Bastion also protects the physical memory to avoid physical attacks that attempt to obtain bus transferred data, and/or to corrupt the memory blocks. The former is achieved by encrypting part of the physical address space, using the one-time key generated during boot sequence, and only decrypting them when they are fetched into the cache hierarchy. The latter is achieved using a Merkle tree, which has become the de facto standard for memory integrity verification. The paper also suggests that only cache blocks belonging to modules are encrypted and verified, while blocks belonging to module zero are still used in the normal way. Two extra bits, namely the i_bit and the c_bit, are added to the cache for indicating these two status.

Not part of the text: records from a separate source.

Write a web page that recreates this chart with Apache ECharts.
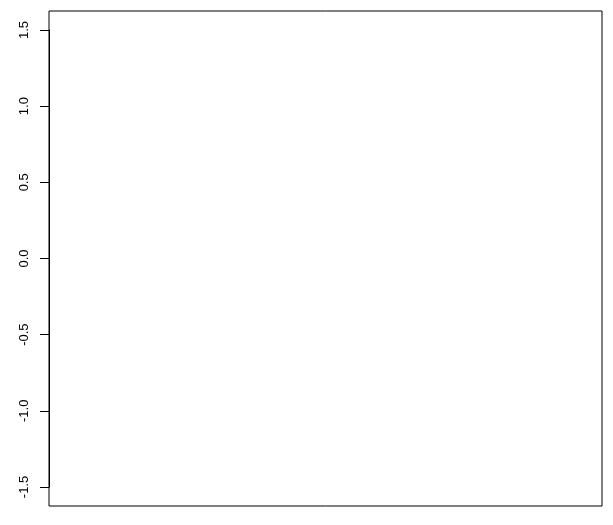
<!DOCTYPE html>
<html>
<head>
<meta charset="utf-8">
<script src="https://cdn.jsdelivr.net/npm/echarts@6/dist/echarts.min.js"></script>
<style>
html,body{margin:0;padding:0;background:#fff;}
#c{width:613px;height:525px;}
</style>
</head>
<body>
<div id="c"></div>
<script>
// Empty plot: only the frame and y-axis ticks/labels
const yTickMin = -1.5;
const yTickMax = 1.5;
const yTickStep = 0.5;
const xRange = [0, 1];
const seriesData = [];

const chart = echarts.init(document.getElementById('c'), null, {renderer: 'canvas'});
chart.setOption({
  backgroundColor: '#ffffff',
  animation: false,
  grid: [
    {left: 49, right: 11, top: 30, bottom: 38, show: false},
    {left: 49, right: 11, top: 11, bottom: 19, show: true, borderColor: '#000', borderWidth: 1, backgroundColor: 'transparent'}
  ],
  xAxis: [
    {gridIndex: 0, type: 'value', min: xRange[0], max: xRange[1], show: false},
    {gridIndex: 1, type: 'value', min: xRange[0], max: xRange[1], show: false}
  ],
  yAxis: [
    {
      gridIndex: 0, type: 'value', min: yTickMin, max: yTickMax, interval: yTickStep,
      position: 'left',
      axisLine: {show: true, onZero: false, lineStyle: {color: '#000', width: 1}},
      axisTick: {show: true, inside: false, length: 9, lineStyle: {color: '#000', width: 1}},
      axisLabel: {
        show: true, rotate: 90, margin: 18, color: '#000',
        fontFamily: 'Liberation Sans, Arial, sans-serif', fontSize: 13,
        formatter: v => Number(v).toFixed(1)
      },
      splitLine: {show: false}
    },
    {gridIndex: 1, type: 'value', min: -1, max: 1, show: false}
  ],
  series: [{type: 'scatter', xAxisIndex: 0, yAxisIndex: 0, data: seriesData}]
});
</script>
</body>
</html>
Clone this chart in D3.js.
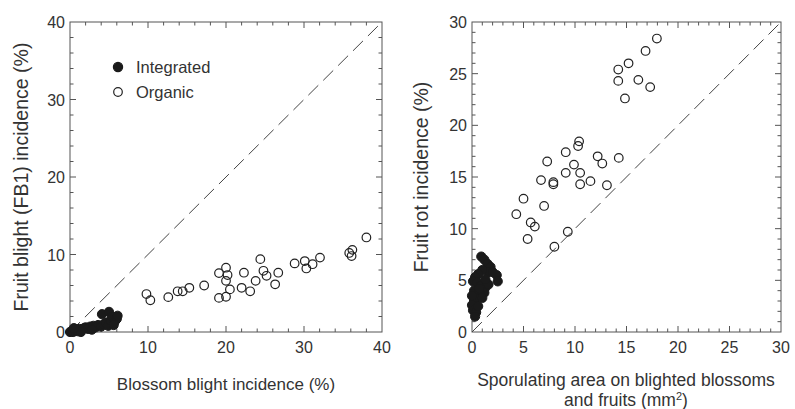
<!DOCTYPE html>
<html>
<head>
<meta charset="utf-8">
<script src="https://cdn.jsdelivr.net/npm/d3@7"></script>
<style>
  body { margin: 0; background: #fff; }
  text { font-family: "Liberation Sans", Arial, sans-serif; fill: #333; }
</style>
</head>
<body>
<script>
// ---- data ----
// left panel: blossom blight incidence (%) vs fruit blight FB1 incidence (%)
var leftIntegrated = [
  [0,0],[0.2,0.1],[0.4,0.0],[0.6,0.2],[0.8,0.3],[1.0,0.1],[1.2,0.4],[1.5,0.3],[1.8,0.5],[2.0,0.6],
  [2.3,0.4],[2.6,0.7],[3.0,0.8],[3.3,0.6],[3.6,0.9],[4.0,0.7],[4.1,2.3],[4.3,1.0],[4.6,1.2],[4.9,0.8],
  [5.0,2.6],[5.2,1.5],[5.4,2.0],[5.7,1.3],[6.0,1.7],[6.1,2.1],[5.6,0.9],[2.8,0.3],[1.4,0.0],[0.5,0.5]
];
var leftOrganic = [
  [9.8,4.9],[10.3,4.1],[12.6,4.5],[13.8,5.25],[14.45,5.25],[15.3,5.7],[17.2,6.0],[19.1,7.6],
  [20.0,8.3],[20.2,7.35],[20.0,6.6],[20.5,5.5],[19.1,4.4],[20.0,4.55],[22.3,7.65],[22.0,5.7],
  [23.1,5.25],[23.8,6.6],[24.4,9.4],[24.8,7.9],[25.2,7.25],[26.3,6.15],[26.7,7.65],[28.8,8.85],
  [30.1,9.15],[30.3,8.2],[31.1,8.75],[32.05,9.6],[35.8,10.2],[36.2,10.6],[36.1,9.8],[38.0,12.2]
];
// right panel: sporulating area (mm2) vs fruit rot incidence (%)
var rightIntegrated = [
  [0.9,7.3],[1.2,7.0],[1.5,6.6],[1.8,6.3],[2.4,5.5],[2.5,4.9],[1.6,5.8],[1.0,6.0],[0.6,5.6],[0.3,5.3],
  [0.1,4.9],[0.5,4.8],[0.9,4.5],[1.3,4.3],[1.6,4.6],[1.2,3.8],[0.8,3.6],[0.4,3.3],[0.2,3.0],[0.0,2.6],
  [0.1,2.1],[0.4,1.9],[0.3,1.5],[0.6,2.5],[1.0,3.3],[0.2,4.0],[0.7,4.2],[1.3,5.1],[0.0,3.5],[2.0,5.8]
];
var rightOrganic = [
  [14.2,25.4],[15.2,26.0],[14.2,24.3],[14.85,22.6],[16.15,24.4],[16.85,27.2],[17.3,23.7],[17.95,28.4],
  [10.4,18.45],[10.3,18.0],[9.1,17.4],[7.3,16.5],[12.2,17.0],[12.65,16.3],[14.25,16.85],[9.9,16.2],
  [9.1,15.4],[10.5,15.4],[6.7,14.7],[7.9,14.5],[7.9,14.3],[10.5,14.3],[11.5,14.6],[13.1,14.2],
  [5.0,12.9],[7.0,12.2],[5.7,10.6],[6.1,10.2],[5.4,9.0],[9.3,9.7],[8.0,8.25],[4.3,11.4]
];
var leftTicks = [0, 10, 20, 30, 40];
var rightTicks = [0, 5, 10, 15, 20, 25, 30];
var legendItems = ["Integrated", "Organic"];

var svg = d3.select("body").append("svg").attr("width", 795).attr("height", 409);

function drawPanel(opt) {
  var x = d3.scaleLinear().domain([0, opt.max]).range([opt.x0, opt.x1]);
  var y = d3.scaleLinear().domain([0, opt.max]).range([opt.y0, opt.y1]);
  var g = svg.append("g");

  // inward ticks on all four sides
  var minor = d3.range(0, opt.max + 0.001, opt.minor);
  minor.forEach(function(v) {
    var major = opt.ticks.indexOf(v) >= 0;
    var len = major ? 6 : 3.5;
    if (v > 0 && v < opt.max) {
      g.append("line").attr("x1", x(v)).attr("x2", x(v)).attr("y1", opt.y0).attr("y2", opt.y0 - len);
      g.append("line").attr("x1", x(v)).attr("x2", x(v)).attr("y1", opt.y1).attr("y2", opt.y1 + len);
      g.append("line").attr("y1", y(v)).attr("y2", y(v)).attr("x1", opt.x0).attr("x2", opt.x0 + len);
      g.append("line").attr("y1", y(v)).attr("y2", y(v)).attr("x1", opt.x1).attr("x2", opt.x1 - len);
    }
  });
  g.selectAll("line").style("stroke", "#555").style("stroke-width", 1);

  g.append("rect").attr("x", opt.x0).attr("y", opt.y1)
    .attr("width", opt.x1 - opt.x0).attr("height", opt.y0 - opt.y1)
    .style("fill", "none").style("stroke", "#555").style("stroke-width", 1);

  opt.ticks.forEach(function(v) {
    g.append("text").text(v).attr("x", x(v)).attr("y", opt.y0 + 21)
      .attr("text-anchor", "middle").attr("font-size", "16px");
    g.append("text").text(v).attr("x", opt.x0 - 5).attr("y", y(v) + 6)
      .attr("text-anchor", "end").attr("font-size", "16px");
  });

  // 1:1 line
  g.append("line").attr("x1", x(0)).attr("y1", y(0)).attr("x2", x(opt.max)).attr("y2", y(opt.max))
    .style("stroke", "#444").style("stroke-width", 1).style("stroke-dasharray", "14,7");

  g.selectAll(".org").data(opt.organic).enter().append("circle")
    .attr("cx", function(d) { return x(d[0]); }).attr("cy", function(d) { return y(d[1]); })
    .attr("r", 4.3).style("fill", "none").style("stroke", "#222").style("stroke-width", 1.2);
  g.selectAll(".int").data(opt.integrated).enter().append("circle")
    .attr("cx", function(d) { return x(d[0]); }).attr("cy", function(d) { return y(d[1]); })
    .attr("r", 4.6).style("fill", "#1a1a1a").style("stroke", "#1a1a1a");

  // y axis title
  g.append("text").attr("transform", "translate(" + opt.ylabX + "," + ((opt.y0 + opt.y1) / 2) + ") rotate(-90)")
    .attr("text-anchor", "middle").attr("font-size", "19.5px").text(opt.ylab);
  return { x: x, y: y, g: g };
}

var left = drawPanel({ x0: 70, x1: 382, y0: 332, y1: 22, max: 40, minor: 2, ticks: leftTicks,
  organic: leftOrganic, integrated: leftIntegrated, ylabX: 28, ylab: "Fruit blight (FB1) incidence (%)" });
left.g.append("text").attr("x", 226).attr("y", 390).attr("text-anchor", "middle")
  .attr("font-size", "17px").text("Blossom blight incidence (%)");

var right = drawPanel({ x0: 472, x1: 781, y0: 332, y1: 22, max: 30, minor: 1, ticks: rightTicks,
  organic: rightOrganic, integrated: rightIntegrated, ylabX: 428, ylab: "Fruit rot incidence (%)" });
right.g.append("text").attr("x", 626).attr("y", 386).attr("text-anchor", "middle")
  .attr("font-size", "17.5px").text("Sporulating area on blighted blossoms");
var t2 = right.g.append("text").attr("x", 626).attr("y", 406).attr("text-anchor", "middle")
  .attr("font-size", "17.5px");
t2.append("tspan").text("and fruits (mm");
t2.append("tspan").attr("dy", -6).attr("font-size", "11px").text("2");
t2.append("tspan").attr("dy", 6).text(")");

// legend
var leg = svg.append("g");
legendItems.forEach(function(name, i) {
  var cy = 67 + i * 25;
  leg.append("circle").attr("cx", 118).attr("cy", cy).attr("r", i === 0 ? 4.6 : 4.3)
    .style("fill", i === 0 ? "#1a1a1a" : "none").style("stroke", i === 0 ? "#1a1a1a" : "#222").style("stroke-width", 1.2);
  leg.append("text").attr("x", 136).attr("y", cy + 6).attr("font-size", "16.5px").text(name);
});
</script>
</body>
</html>
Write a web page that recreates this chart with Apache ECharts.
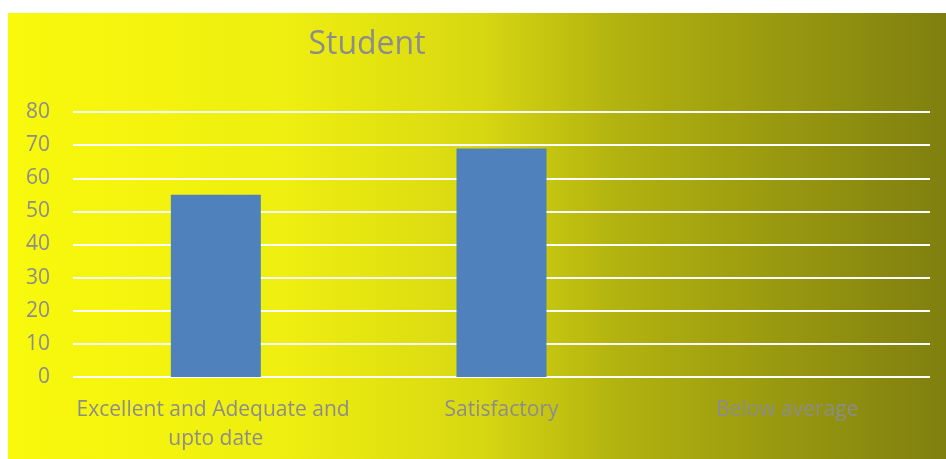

Bastion provides protection on external storage in a way that is similar to physical memory, i.e., using both encryption and integrity verification. Bastion has its own secure storage area, which is protected by the key and hash values stored in non-volatile registers. As mentioned earlier, these two values are only exposed to the hypervisor, if the hypervisor’s identity (the hash) is identical to the one that creates the secure storage. Within the secure storage, Bastion stores the key and hash values for each individual modules, which may also create their own secure storage. After unlocking the hypervisor’s own secure storage, these keys and hashes can be read by the hypervisor to encrypt/decrypt and to verify each module’s secure storage just like how it is done for the main memory.